High frequency data is surely required at some point, as we know, because Sense is ultimately refining models based on the accuracy of detection (eventually via user feedback) and a good proportion of that detection seems to hinge upon the on/off “signals” that are often begging to be looked at … in potentially raw detail (at least to make a match).

So the question becomes: If you don’t have a high sample rate archive to parse and you know you’re getting the detection wrong (missing the on/offs), you can only look to future successes rather than including past failures (analysis thereof). Strength Through Failure!

There are definitely tradeoffs in the current system-level architecture and division of labor, driven by the relative resource (CPU, GPU, memory, bandwidth) costs and availability, but I don’t see a solution, even with vastly improved cost structures that would entail bypassing a DSP front-end filtering and extracting features… Why ? Because RNNs (recurrent neural networks) that are used to make predictions based on time-series data are resource limited, even with the amazing hardware becoming available. The number of parameters and computations needed for a fully connected RNN, blows up quickly with every new time stage - If you wanted to look at a 1/2 second window using incoming 4M sample / sec data, you would have an RNN the size of the Sun (OK, just exaggerating). The good news is that DSPs are kind of a degenerated RNN that is optimized for finding signals in realtime with lots of incoming data.

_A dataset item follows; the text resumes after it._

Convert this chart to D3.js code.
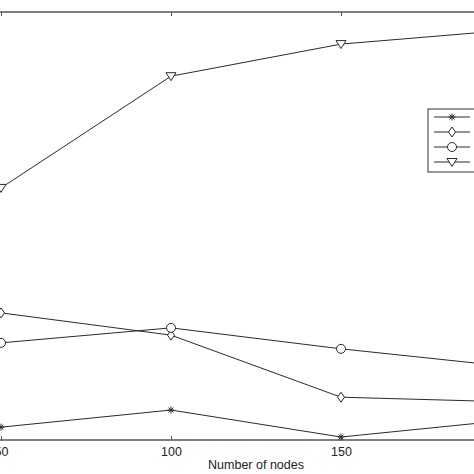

There are likely a few folks at Sense that look at the raw data and work on refining the DSP front-end to improve feature selection, and to squeeze out more, better features. I also think, based on my back the envelope calculation that Sense does occasionally upload chunks of near raw data for particularly interesting transitions/events. My take is that the better strategy for “Strength through failure” is to continue bringing in good-quality ground truth. That’s where regular fails and wins can have strong influence on the learned identifications. But poor-quality ground truth, or misguided ground truth, can also cause identifications to bounce around.

1 Like

Precisely.

… and so with sufficient grunt, in theory the DSP “RNN” could be part of the “Sense RNN”.

But yes, I agree, effort at a larger scale (longer samples, post DSP) is no-doubt a more solid and practical strategy.